Multi-GHz processors need maximum memory bandwidth to reach their full potential.SQL Server needs maximum memory bandwidth to reach its full potential. They need to access memory as fast and with as much throughput as possible.
A bottleneck develops when processors have to compete for bandwidth over a single system bus (the little wired lines on the circuit board that connect the CPU chip(s) with the Memory chip(s), and between the CPU Sockets).
Manufacturers have attempted to remediate this bottleneck in one of 2 ways. Either by employing a super high speed data bus (expensive), or by using several “nodes” linked together across a high speed “NUMA” connection (cheaper). Each NUMA node contains processors and memory, much like a small SMP system.An advanced memory controller allows a node to use memory on all other nodes, thus creating a single system image.
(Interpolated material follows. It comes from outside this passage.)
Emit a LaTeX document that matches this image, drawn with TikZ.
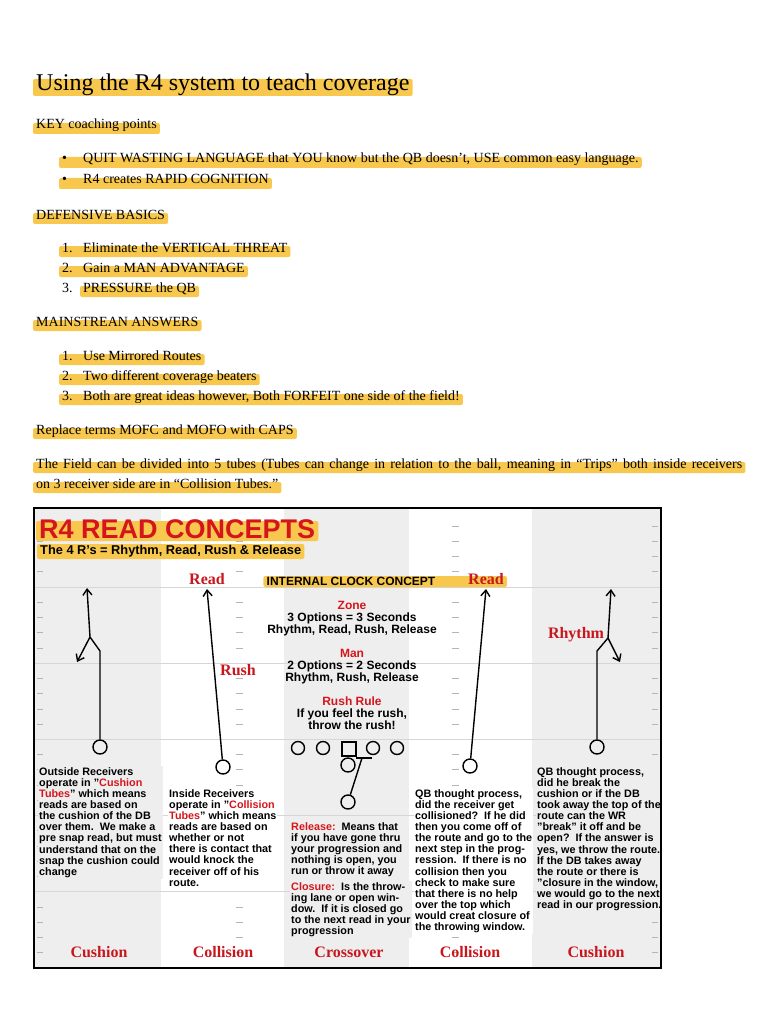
\documentclass[tikz,border=0pt]{standalone}
\usepackage{fontspec}
\setmainfont{Liberation Serif}
\setsansfont{Liberation Sans}
\usetikzlibrary{arrows.meta}

\definecolor{hlyellow}{HTML}{F8C84E}
\definecolor{fieldgray}{HTML}{EEEEEE}
\definecolor{yardgray}{HTML}{D6D6D6}
\definecolor{hashgray}{HTML}{B5B5B5}
\definecolor{r4red}{HTML}{D4161C}
\definecolor{callred}{HTML}{C8161D}

\pgfdeclarelayer{field}
\pgfdeclarelayer{marker}
\pgfsetlayers{field,marker,main}

\newcommand{\hlspan}[4]{\fill[hl] ([xshift=-3pt,yshift=#3]#1.base west) rectangle ([xshift=3pt,yshift=-#4]#2.base east);}

\begin{document}
\begin{tikzpicture}[x=1pt, y=-1pt,
  pagetext/.style={anchor=base west, inner sep=0pt, font=\fontsize{14}{16}\selectfont},
  pagetitle/.style={pagetext, font=\fontsize{24}{28}\selectfont},
  hl/.style={fill=hlyellow, rounded corners=2pt},
  tube/.style={fill=fieldgray},
  yard/.style={draw=yardgray, line width=0.8pt},
  hash/.style={draw=hashgray, line width=0.8pt},
  r4head/.style={anchor=base west, inner sep=0pt, text=r4red, font=\sffamily\bfseries\fontsize{27}{30}\selectfont},
  r4sub/.style={anchor=base west, inner sep=0pt, font=\sffamily\bfseries\fontsize{12.8}{14}\selectfont},
  clocktext/.style={anchor=base, align=center, inner sep=0pt, font=\sffamily\bfseries\fontsize{12}{12.2}\selectfont},
  redword/.style={anchor=base, inner sep=0pt, text=callred, font=\bfseries\fontsize{16}{18}\selectfont},
  notes/.style={anchor=base west, align=left, inner sep=1pt, font=\sffamily\bfseries\fontsize{10.8}{11.15}\selectfont},
  player/.style={circle, draw, line width=1.4pt, minimum size=14pt, inner sep=0pt},
  snapbox/.style={rectangle, draw, line width=1.4pt, minimum size=14pt, inner sep=0pt},
  routeline/.style={line width=1.4pt, line join=round},
  route/.style={routeline, -{Straight Barb[length=6pt,width=9pt,line width=1.4pt]}}]

\useasboundingbox (0,0) rectangle (768,1024);

% page text
\node[pagetitle] (title) at (36,91) {Using the R4 system to teach coverage};
\node[pagetext] (key) at (36,129) {KEY coaching points};
\node[pagetext] (b1dot) at (62,163) {\textbullet};
\node[pagetext] (b1) at (83,163) {QUIT WASTING LANGUAGE that YOU know but the QB doesn’t, USE common easy language.};
\node[pagetext] (b2dot) at (62,184) {\textbullet};
\node[pagetext] (b2) at (83,184) {R4 creates RAPID COGNITION};
\node[pagetext] (basics) at (36,219) {DEFENSIVE BASICS};
\node[pagetext] (d1n) at (62,252) {1.};
\node[pagetext] (d1) at (83,252) {Eliminate the VERTICAL THREAT};
\node[pagetext] (d2n) at (62,272) {2.};
\node[pagetext] (d2) at (83,272) {Gain a MAN ADVANTAGE};
\node[pagetext] (d3n) at (62,292) {3.};
\node[pagetext] (d3) at (83,292) {PRESSURE the QB};
\node[pagetext] (answers) at (36,326) {MAINSTREAN ANSWERS};
\node[pagetext] (m1n) at (62,360) {1.};
\node[pagetext] (m1) at (83,360) {Use Mirrored Routes};
\node[pagetext] (m2n) at (62,380) {2.};
\node[pagetext] (m2) at (83,380) {Two different coverage beaters};
\node[pagetext] (m3n) at (62,400) {3.};
\node[pagetext] (m3) at (83,400) {Both are great ideas however, Both FORFEIT one side of the field!};
\node[pagetext] (caps) at (36,434) {Replace terms MOFC and MOFO with CAPS};
\node[pagetext] (tubes1) at (36,468) {\makebox[706pt][s]{The Field can be divided into 5 tubes (Tubes can change in relation to the ball, meaning in “Trips” both inside receivers}};
\node[pagetext] (tubes2) at (36,488) {on 3 receiver side are in “Collision Tubes.”};

% field
\begin{pgfonlayer}{field}
  \fill[tube] (34,508) rectangle (161,968);
  \fill[tube] (284,508) rectangle (409,968);
  \fill[tube] (532,508) rectangle (661,968);
  \foreach \y in {587,663.2,739.4,815.6,891.8}
    \draw[yard] (34,\y) -- (661,\y);
  \foreach \k in {0,...,5}
    \foreach \i in {1,...,4}{
      \pgfmathsetmacro\hy{510.8+76.2*\k+15.24*\i}
      \draw[hash] (37,\hy) -- (43,\hy) (236,\hy) -- (243,\hy) (452,\hy) -- (459,\hy) (652,\hy) -- (658,\hy);
    }
\end{pgfonlayer}

\node[r4head] (r4) at (39,538) {R4 READ CONCEPTS};
\node[r4sub] (fourr) at (40,554) {The 4 R's = Rhythm, Read, Rush \& Release};
\node[clocktext] (clock) at (351,585) {INTERNAL CLOCK CONCEPT};
\node[redword] (readL) at (207,584) {Read};
\node[redword] (readR) at (486,584) {Read};
\node[redword] (rush) at (238,675) {Rush};
\node[redword] (rhythm) at (576,638) {Rhythm};

% multi-line nodes sit on the baseline of their last line
\node[clocktext] (zone) at (352,633.4) {\textcolor{r4red}{Zone}\\3 Options = 3 Seconds\\Rhythm, Read, Rush, Release};
\node[clocktext] (man) at (352,681.4) {\textcolor{r4red}{Man}\\2 Options = 2 Seconds\\Rhythm, Rush, Release};
\node[clocktext] (rushrule) at (352,729.6) {\textcolor{r4red}{Rush Rule}\\If you feel the rush,\\throw the rush!};

% receivers and routes
\node[player] (wrL) at (100,747) {};
\coordinate (wrLbend) at (100,651);
\coordinate (wrLsplit) at (90,637);
\coordinate (wrLgo) at (87,588);
\coordinate (wrLout) at (77,662);
\draw[route] (wrL) -- (wrLbend) -- (wrLsplit) -- (wrLgo);
\draw[route] (wrLsplit) -- (wrLout);

\node[player] (slotL) at (223,767) {};
\coordinate (slotLgo) at (207,589);
\draw[route] (slotL) -- (slotLgo);

\node[player] (slotR) at (470,766) {};
\coordinate (slotRgo) at (486,589);
\draw[route] (slotR) -- (slotRgo);

\node[player] (wrR) at (597,747) {};
\coordinate (wrRbend) at (597,651);
\coordinate (wrRsplit) at (608,638);
\coordinate (wrRgo) at (611,589);
\coordinate (wrRout) at (620,662);
\draw[route] (wrR) -- (wrRbend) -- (wrRsplit) -- (wrRgo);
\draw[route] (wrRsplit) -- (wrRout);

% line and backfield
\node[player, minimum size=13pt] (lt) at (298,748) {};
\node[player, minimum size=13pt] (lg) at (323,748) {};
\node[snapbox] (ctr) at (349,749) {};
\node[player, minimum size=13pt] (rg) at (373,748) {};
\node[player, minimum size=13pt] (rt) at (397,748) {};
\node[player] (qb) at (348,765) {};
\node[player] (rb) at (348,802) {};
\coordinate (snapW) at (356,758);
\coordinate (snapK) at (362,758);
\coordinate (snapE) at (372,758);
\draw[routeline] (snapW) -- (snapE);
\draw[routeline] (snapK) -- (rb);

% notes
\node[notes, fill=fieldgray] (cushionnote) at (38,875.4) {Outside Receivers\\operate in "\textcolor{r4red}{Cushion}\\\textcolor{r4red}{Tubes}" which means\\reads are based on\\the cushion of the DB\\over them.\ \ We make a\\pre snap read, but must\\understand that on the\\snap the cushion could\\change};
\node[notes, fill=white] (collisionnote) at (168,886.2) {Inside Receivers\\operate in "\textcolor{r4red}{Collision}\\\textcolor{r4red}{Tubes}" which means\\reads are based on\\whether or not\\there is contact that\\would knock the\\receiver off of his\\route.};
\node[notes, fill=fieldgray] (releasenote) at (290,874.6) {\textcolor{r4red}{Release:}\ \ Means that\\if you have gone thru\\your progression and\\nothing is open, you\\run or throw it away};
\node[notes, fill=fieldgray] (closurenote) at (290,934.6) {\textcolor{r4red}{Closure:}\ \ Is the throw-\\ing lane or open win-\\dow.\ \ If it is closed go\\to the next read in your\\progression};
\node[notes, fill=white] (qbcollision) at (414,930.8) {QB thought process,\\did the receiver get\\collisioned?\ \ If he did\\then you come off of\\the route and go to the\\next step in the prog-\\ression.\ \ If there is no\\collision then you\\check to make sure\\that there is no help\\over the top which\\would creat closure of\\the throwing window.};
\node[notes, fill=fieldgray] (qbcushion) at (536,908.8) {QB thought process,\\did he break the\\cushion or if the DB\\took away the top of the\\route can the WR\\"break" it off and be\\open?\ \ If the answer is\\yes, we throw the route.\\If the DB takes away\\the route or there is\\"closure in the window,\\we would go to the next\\read in our progression.};

% tube names
\node[redword] (tubeA) at (99,957) {Cushion};
\node[redword] (tubeB) at (223,957) {Collision};
\node[redword] (tubeC) at (349,957) {Crossover};
\node[redword] (tubeD) at (470,957) {Collision};
\node[redword] (tubeE) at (596,957) {Cushion};

\draw[line width=2.5pt] (34,508) rectangle (661,968);

% highlighter
\begin{pgfonlayer}{marker}
  \hlspan{title}{title}{12pt}{5pt}
  \hlspan{key}{key}{6pt}{5pt}
  \hlspan{b1dot}{b1}{6pt}{5pt}
  \hlspan{b2dot}{b2}{6pt}{5pt}
  \hlspan{basics}{basics}{6pt}{5pt}
  \hlspan{d1n}{d1}{6pt}{5pt}
  \hlspan{d2n}{d2}{6pt}{5pt}
  \hlspan{d3}{d3}{6pt}{5pt}
  \hlspan{answers}{answers}{6pt}{5pt}
  \hlspan{m1n}{m1}{6pt}{5pt}
  \hlspan{m2n}{m2}{6pt}{5pt}
  \hlspan{m3n}{m3}{6pt}{5pt}
  \hlspan{caps}{caps}{6pt}{5pt}
  \hlspan{tubes1}{tubes1}{6pt}{5pt}
  \hlspan{tubes2}{tubes2}{6pt}{5pt}
  \hlspan{r4}{r4}{17pt}{3pt}
  \hlspan{fourr}{fourr}{10pt}{5pt}
  \hlspan{clock}{readR}{9pt}{3pt}
\end{pgfonlayer}
\end{tikzpicture}
\end{document}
This means that when a processor accesses remote memory (does not lie within its own node), the data must be transferred across the NUMA connection which is much slower than accessing local memory. Because of this, memory access times depend greatly on the location of memory relative to the location of the node from which it was accessed.
Crossing NUMA nodes is very expensive, and can become a bottleneck for SQL Server’s high-memory bandwidth demands. Care should be taken when presenting sockets and cores to guest machines to ensure it aligns correctly with SQL Server’s requirements. Otherwise, the high latency of remote memory accesses will leave processors under-utilized, constantly waiting for data to be transferred to the local node, and users left waiting for their result set to be returned.
On such a system, query performance can be highly variable, and tempdb performance horrific under load.
Thinking It Through
If requested data happens to be placed in memory by node 1 on one benchmarking run, but a subsequent run happens to place that same workload now on node 2, then the working set needs to first be transferred to the new node now handling that work. Still faster than going back to disk, but an eternity when compared to local NUMA node access. This phenomenon can make troubleshooting SQL Server query performance extremely difficult or just plain impossible.
Example
Picture a physical host with 2 sockets, 16 cores.
We wish to provision a VM guest with 8 cores for a future SQL instance.
In above example, 2 sockets 4 cores each would best align with the hardware NUMA layout, and SQL Server will be the happiest about the 8 cores that you just provisioned for it.
If a VM were to be provisioned with 8 sockets, 1 core each, then the virtual machine architecture would not match the underlying sockets, NUMA nodes would be crossed constantly, tempdb performance would suffer, and query performance would be inconsistent at best.
Rule of thumb:
Add sockets to match your hardware \\ add Cores in Fours evenly across those sockets.
Disable CPU HOT-ADD!
The virtual NUMA topology is based on the NUMA topology of the underlying physical host. Once a virtual machine’s virtual NUMA topology is initialized, it does not change unless the number of vCPUs in that virtual machine is changed which causes an imbalance in the NUMA layout. A SQL Server’s NUMA configuration should not deviate once windows is powered on, and should have VM Guest CPU hot-add disabled.